---------- Recorded information

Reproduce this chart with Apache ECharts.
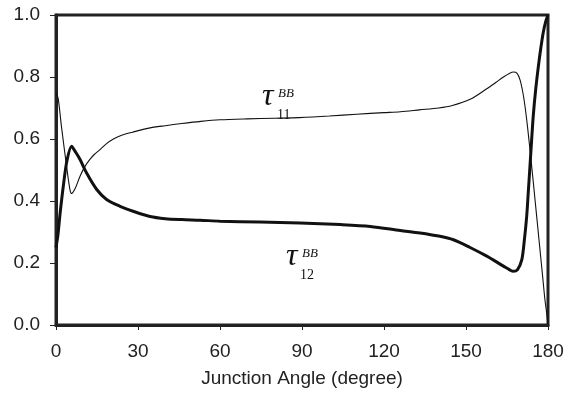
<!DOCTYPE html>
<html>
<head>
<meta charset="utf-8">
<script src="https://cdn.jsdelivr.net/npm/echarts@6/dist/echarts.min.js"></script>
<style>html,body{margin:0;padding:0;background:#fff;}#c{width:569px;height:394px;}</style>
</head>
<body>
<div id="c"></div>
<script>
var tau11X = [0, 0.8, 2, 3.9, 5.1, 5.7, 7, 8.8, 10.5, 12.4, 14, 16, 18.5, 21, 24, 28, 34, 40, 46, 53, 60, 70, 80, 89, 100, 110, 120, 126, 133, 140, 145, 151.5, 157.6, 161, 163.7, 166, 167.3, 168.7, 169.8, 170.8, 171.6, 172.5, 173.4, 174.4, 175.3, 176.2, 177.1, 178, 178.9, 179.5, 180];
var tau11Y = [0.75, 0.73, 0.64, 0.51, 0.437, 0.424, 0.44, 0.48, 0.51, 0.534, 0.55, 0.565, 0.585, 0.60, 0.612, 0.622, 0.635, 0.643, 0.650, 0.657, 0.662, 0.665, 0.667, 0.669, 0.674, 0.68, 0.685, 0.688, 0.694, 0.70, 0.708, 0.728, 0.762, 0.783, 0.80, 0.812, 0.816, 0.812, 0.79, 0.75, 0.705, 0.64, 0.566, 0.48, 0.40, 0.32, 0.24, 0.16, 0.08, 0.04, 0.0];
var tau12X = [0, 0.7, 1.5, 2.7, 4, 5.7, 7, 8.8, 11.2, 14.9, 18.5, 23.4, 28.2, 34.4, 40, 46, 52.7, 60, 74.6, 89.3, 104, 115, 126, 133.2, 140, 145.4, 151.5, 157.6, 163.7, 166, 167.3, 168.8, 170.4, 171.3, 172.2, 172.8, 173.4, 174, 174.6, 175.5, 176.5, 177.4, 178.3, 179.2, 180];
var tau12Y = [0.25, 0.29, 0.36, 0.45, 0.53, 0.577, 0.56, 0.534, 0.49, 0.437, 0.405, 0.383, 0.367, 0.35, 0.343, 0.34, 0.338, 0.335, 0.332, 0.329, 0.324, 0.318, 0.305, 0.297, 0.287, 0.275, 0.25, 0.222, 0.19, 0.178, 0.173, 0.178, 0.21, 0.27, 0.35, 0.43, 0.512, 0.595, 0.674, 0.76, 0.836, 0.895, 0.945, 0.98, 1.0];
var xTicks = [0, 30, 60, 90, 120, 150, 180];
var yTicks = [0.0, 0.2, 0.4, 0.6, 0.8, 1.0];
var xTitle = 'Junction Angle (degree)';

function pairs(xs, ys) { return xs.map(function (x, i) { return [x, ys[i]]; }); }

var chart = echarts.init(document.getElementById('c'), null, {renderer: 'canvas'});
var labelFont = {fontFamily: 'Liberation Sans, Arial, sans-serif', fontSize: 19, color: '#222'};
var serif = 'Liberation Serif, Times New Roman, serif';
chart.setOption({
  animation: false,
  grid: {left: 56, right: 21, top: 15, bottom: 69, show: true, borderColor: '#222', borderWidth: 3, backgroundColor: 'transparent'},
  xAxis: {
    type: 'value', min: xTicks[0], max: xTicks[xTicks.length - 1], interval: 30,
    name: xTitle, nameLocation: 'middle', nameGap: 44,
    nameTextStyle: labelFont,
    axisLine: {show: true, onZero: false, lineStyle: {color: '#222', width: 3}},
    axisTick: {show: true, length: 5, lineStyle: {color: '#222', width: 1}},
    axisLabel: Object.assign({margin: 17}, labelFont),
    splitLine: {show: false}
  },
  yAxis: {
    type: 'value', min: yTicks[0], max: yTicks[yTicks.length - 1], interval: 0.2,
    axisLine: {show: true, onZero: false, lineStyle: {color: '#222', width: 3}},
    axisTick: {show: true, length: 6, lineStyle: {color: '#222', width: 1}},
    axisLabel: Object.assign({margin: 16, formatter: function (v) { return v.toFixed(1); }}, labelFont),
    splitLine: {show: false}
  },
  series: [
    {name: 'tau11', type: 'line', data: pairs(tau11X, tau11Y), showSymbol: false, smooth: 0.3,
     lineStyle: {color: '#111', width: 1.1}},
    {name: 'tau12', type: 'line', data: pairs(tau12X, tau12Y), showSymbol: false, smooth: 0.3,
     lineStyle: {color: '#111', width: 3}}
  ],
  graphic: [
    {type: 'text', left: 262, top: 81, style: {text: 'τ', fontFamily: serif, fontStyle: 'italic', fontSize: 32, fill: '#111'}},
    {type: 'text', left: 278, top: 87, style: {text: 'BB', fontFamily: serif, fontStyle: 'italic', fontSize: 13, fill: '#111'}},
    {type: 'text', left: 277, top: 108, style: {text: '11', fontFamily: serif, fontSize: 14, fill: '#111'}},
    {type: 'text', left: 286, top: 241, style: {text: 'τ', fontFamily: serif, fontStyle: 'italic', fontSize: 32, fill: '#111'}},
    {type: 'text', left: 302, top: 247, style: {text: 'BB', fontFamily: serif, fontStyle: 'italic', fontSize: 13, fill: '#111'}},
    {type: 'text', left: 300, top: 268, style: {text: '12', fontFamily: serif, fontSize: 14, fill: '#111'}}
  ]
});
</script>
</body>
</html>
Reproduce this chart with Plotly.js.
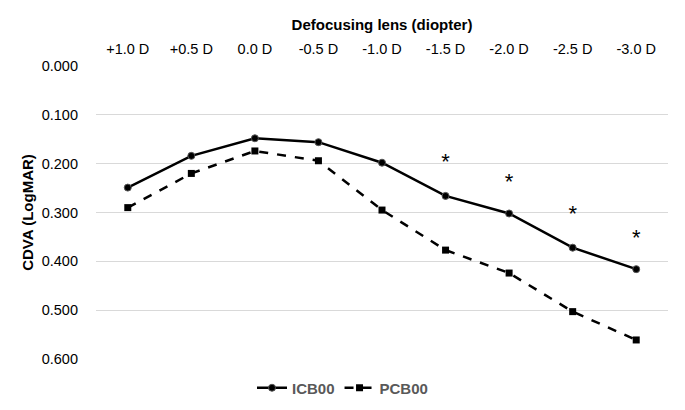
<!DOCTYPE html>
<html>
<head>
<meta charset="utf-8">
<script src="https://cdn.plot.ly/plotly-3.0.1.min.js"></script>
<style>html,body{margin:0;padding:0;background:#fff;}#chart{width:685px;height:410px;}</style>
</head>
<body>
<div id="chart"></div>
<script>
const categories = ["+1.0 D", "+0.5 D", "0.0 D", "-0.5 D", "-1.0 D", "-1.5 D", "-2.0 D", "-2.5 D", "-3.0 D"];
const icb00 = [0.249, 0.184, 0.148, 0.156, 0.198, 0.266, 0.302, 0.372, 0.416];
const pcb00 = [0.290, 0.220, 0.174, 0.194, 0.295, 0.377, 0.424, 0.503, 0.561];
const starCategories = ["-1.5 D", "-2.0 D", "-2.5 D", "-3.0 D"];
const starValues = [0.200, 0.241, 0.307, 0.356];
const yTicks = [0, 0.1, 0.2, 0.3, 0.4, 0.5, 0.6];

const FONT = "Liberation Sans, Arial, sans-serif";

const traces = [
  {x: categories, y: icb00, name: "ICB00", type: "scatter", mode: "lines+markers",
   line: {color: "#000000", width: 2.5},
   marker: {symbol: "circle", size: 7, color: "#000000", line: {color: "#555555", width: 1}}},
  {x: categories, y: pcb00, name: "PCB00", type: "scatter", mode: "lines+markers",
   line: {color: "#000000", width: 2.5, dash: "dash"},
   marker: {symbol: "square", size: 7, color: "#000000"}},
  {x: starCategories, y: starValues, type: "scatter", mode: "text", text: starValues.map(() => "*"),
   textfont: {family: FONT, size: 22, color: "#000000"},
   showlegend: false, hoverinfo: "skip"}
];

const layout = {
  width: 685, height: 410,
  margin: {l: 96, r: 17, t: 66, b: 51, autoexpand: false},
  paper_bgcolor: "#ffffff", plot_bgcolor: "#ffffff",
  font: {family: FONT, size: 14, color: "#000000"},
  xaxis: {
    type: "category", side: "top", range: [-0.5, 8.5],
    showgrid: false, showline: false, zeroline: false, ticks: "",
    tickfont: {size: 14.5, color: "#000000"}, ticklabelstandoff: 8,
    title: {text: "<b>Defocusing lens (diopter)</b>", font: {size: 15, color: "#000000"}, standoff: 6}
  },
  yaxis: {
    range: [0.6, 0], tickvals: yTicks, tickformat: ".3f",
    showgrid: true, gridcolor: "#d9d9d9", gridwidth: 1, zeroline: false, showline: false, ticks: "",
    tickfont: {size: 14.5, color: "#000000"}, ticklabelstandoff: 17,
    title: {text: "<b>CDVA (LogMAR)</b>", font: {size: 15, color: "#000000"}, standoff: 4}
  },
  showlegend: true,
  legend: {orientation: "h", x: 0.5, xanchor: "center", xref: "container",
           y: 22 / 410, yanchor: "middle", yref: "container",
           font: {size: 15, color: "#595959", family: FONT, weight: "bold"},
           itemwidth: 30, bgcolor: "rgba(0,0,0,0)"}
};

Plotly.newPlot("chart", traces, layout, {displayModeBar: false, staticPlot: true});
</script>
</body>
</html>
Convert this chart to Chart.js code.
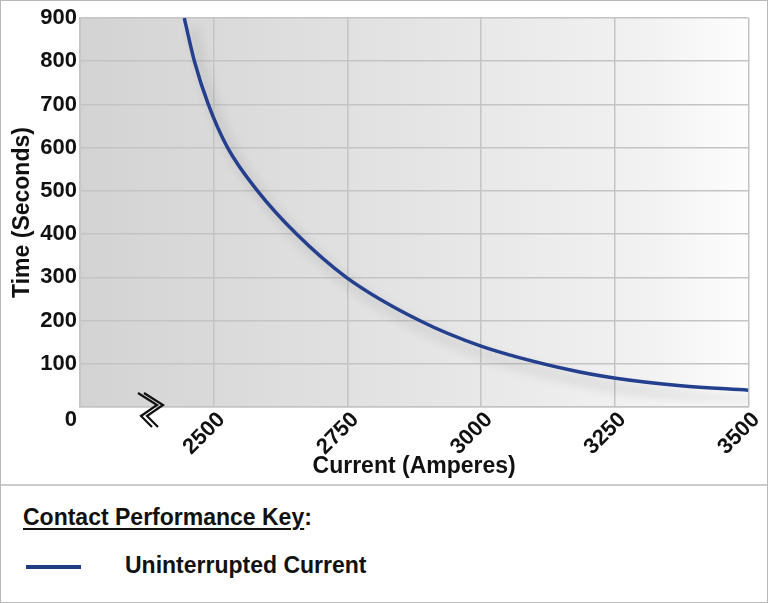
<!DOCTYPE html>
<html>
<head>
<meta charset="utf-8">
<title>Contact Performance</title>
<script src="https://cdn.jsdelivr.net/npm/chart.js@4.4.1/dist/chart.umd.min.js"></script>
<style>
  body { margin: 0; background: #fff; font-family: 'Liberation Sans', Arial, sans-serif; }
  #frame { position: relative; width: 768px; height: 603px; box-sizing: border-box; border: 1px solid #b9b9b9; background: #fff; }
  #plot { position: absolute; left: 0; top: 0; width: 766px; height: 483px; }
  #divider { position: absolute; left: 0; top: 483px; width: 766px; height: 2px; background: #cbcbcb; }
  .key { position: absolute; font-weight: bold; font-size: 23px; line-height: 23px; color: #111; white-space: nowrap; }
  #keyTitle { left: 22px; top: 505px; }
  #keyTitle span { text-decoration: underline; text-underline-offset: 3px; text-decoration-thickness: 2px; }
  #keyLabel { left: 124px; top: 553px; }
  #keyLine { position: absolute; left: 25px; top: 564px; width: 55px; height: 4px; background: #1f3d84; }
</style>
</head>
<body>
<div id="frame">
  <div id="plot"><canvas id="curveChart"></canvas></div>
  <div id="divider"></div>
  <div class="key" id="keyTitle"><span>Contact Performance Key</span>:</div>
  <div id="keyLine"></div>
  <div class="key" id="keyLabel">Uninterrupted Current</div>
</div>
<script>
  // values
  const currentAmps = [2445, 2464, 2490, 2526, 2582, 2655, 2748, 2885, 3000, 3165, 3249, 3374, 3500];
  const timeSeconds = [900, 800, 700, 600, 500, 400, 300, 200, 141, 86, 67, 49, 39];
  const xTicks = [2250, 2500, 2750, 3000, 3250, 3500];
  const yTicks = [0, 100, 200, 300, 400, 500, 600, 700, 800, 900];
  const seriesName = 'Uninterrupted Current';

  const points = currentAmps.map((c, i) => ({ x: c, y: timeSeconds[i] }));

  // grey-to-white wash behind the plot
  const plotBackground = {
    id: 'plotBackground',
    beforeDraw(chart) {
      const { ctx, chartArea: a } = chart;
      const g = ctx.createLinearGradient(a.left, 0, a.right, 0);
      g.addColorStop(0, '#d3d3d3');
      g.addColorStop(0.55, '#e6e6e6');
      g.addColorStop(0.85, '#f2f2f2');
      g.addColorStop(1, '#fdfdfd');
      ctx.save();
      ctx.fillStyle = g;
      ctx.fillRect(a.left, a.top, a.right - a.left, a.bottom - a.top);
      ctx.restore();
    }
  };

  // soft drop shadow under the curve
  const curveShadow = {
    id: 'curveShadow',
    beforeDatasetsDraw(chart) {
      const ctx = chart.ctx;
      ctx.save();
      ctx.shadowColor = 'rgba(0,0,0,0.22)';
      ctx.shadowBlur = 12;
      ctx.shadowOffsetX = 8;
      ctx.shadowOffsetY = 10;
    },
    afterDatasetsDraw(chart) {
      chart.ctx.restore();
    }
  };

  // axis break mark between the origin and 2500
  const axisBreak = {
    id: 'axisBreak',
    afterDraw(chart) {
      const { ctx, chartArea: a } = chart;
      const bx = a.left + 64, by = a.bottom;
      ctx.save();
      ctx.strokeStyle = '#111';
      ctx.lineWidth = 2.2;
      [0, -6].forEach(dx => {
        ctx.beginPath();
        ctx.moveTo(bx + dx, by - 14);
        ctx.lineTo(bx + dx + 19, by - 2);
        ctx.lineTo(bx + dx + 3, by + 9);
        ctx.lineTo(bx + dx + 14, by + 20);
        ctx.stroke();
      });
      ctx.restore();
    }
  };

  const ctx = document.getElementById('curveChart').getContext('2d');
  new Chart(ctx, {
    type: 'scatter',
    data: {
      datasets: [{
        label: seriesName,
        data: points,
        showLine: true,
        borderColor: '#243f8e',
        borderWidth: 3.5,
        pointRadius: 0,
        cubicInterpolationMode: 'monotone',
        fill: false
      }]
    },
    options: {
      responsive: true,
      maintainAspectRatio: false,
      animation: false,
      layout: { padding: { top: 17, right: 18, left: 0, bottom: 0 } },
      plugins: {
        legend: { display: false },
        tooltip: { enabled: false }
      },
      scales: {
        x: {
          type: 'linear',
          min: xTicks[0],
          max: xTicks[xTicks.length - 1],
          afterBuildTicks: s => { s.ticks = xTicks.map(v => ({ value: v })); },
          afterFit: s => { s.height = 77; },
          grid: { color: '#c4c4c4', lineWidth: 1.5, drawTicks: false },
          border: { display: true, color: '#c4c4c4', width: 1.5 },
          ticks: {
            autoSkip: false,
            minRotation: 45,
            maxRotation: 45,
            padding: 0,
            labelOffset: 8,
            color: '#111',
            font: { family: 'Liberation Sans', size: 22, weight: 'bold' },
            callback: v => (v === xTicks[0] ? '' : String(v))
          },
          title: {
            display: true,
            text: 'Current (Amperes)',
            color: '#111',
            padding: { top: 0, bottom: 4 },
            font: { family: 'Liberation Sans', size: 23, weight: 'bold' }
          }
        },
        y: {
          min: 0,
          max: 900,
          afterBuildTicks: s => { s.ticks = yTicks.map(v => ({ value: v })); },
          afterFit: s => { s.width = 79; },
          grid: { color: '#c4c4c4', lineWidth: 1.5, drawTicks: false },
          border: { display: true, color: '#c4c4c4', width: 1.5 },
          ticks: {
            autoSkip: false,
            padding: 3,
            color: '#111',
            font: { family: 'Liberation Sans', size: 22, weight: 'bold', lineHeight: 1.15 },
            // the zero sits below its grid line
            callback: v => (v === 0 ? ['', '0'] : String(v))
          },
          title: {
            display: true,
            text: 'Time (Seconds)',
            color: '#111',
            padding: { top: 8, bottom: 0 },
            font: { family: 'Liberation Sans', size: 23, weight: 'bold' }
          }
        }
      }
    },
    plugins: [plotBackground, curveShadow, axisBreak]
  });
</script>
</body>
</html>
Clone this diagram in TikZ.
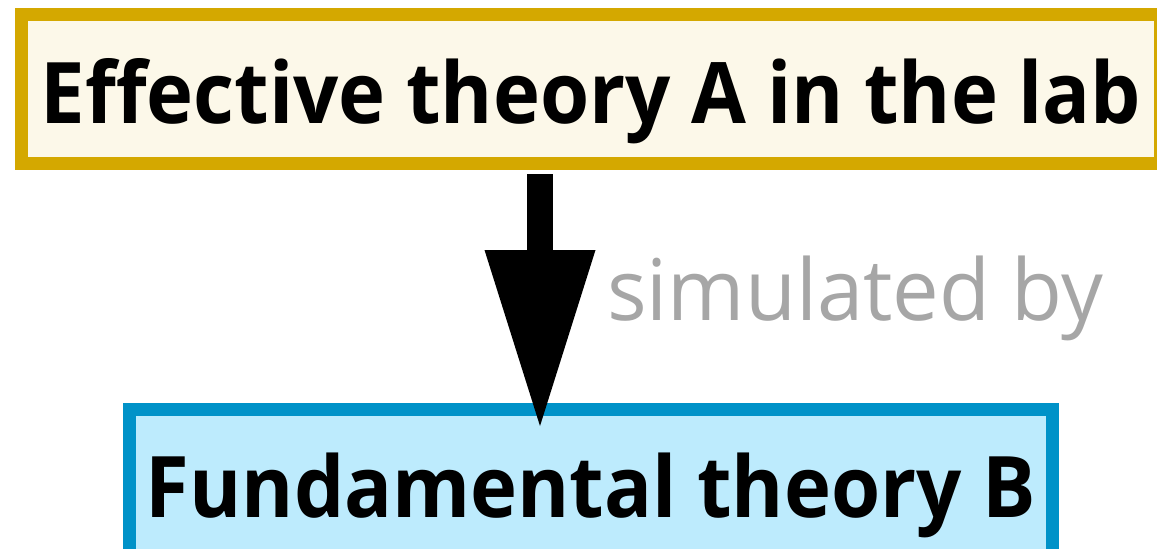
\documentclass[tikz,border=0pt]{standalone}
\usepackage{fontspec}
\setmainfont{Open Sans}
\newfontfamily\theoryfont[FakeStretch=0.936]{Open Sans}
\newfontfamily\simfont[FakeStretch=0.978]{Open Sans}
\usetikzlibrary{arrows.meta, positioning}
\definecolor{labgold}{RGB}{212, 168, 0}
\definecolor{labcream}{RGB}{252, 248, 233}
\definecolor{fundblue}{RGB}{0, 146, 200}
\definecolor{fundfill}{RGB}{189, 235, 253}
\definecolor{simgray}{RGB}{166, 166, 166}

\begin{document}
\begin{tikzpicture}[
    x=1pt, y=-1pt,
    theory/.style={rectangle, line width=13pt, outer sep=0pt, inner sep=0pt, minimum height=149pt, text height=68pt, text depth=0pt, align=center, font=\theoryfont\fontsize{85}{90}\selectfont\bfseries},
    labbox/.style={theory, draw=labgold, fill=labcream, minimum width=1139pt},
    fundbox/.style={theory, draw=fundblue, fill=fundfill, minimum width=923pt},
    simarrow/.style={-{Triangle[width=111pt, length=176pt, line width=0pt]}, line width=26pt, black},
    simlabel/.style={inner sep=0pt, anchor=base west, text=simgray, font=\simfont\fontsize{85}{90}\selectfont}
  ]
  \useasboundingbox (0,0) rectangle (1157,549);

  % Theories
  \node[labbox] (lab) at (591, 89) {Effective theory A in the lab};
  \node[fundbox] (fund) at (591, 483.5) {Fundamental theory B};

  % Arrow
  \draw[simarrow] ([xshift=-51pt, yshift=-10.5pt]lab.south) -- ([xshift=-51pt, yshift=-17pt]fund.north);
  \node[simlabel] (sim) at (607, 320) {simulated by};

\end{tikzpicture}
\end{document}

--------------------

Retype only the lines from the one with "Clone this diagram in TikZ." through the final line of the entries, please, and keep the pictures out.

Response:
Clone this diagram in TikZ.
\documentclass[tikz,border=0pt]{standalone}
\usepackage{fontspec}
\setmainfont{Open Sans}
\newfontfamily\theoryfont[FakeStretch=0.936]{Open Sans}
\newfontfamily\simfont[FakeStretch=0.978]{Open Sans}
\usetikzlibrary{arrows.meta, positioning}
\definecolor{labgold}{RGB}{212, 168, 0}
\definecolor{labcream}{RGB}{252, 248, 233}
\definecolor{fundblue}{RGB}{0, 146, 200}
\definecolor{fundfill}{RGB}{189, 235, 253}
\definecolor{simgray}{RGB}{166, 166, 166}

\begin{document}
\begin{tikzpicture}[
    x=1pt, y=-1pt,
    theory/.style={rectangle, line width=13pt, outer sep=0pt, inner sep=0pt, minimum height=149pt, text height=68pt, text depth=0pt, align=center, font=\theoryfont\fontsize{85}{90}\selectfont\bfseries},
    labbox/.style={theory, draw=labgold, fill=labcream, minimum width=1139pt},
    fundbox/.style={theory, draw=fundblue, fill=fundfill, minimum width=923pt},
    simarrow/.style={-{Triangle[width=111pt, length=176pt, line width=0pt]}, line width=26pt, black},
    simlabel/.style={inner sep=0pt, anchor=base west, text=simgray, font=\simfont\fontsize{85}{90}\selectfont}
  ]
  \useasboundingbox (0,0) rectangle (1157,549);

  % Theories
  \node[labbox] (lab) at (591, 89) {Effective theory A in the lab};
  \node[fundbox] (fund) at (591, 483.5) {Fundamental theory B};

  % Arrow
  \draw[simarrow] ([xshift=-51pt, yshift=-10.5pt]lab.south) -- ([xshift=-51pt, yshift=-17pt]fund.north);
  \node[simlabel] (sim) at (607, 320) {simulated by};

\end{tikzpicture}
\end{document}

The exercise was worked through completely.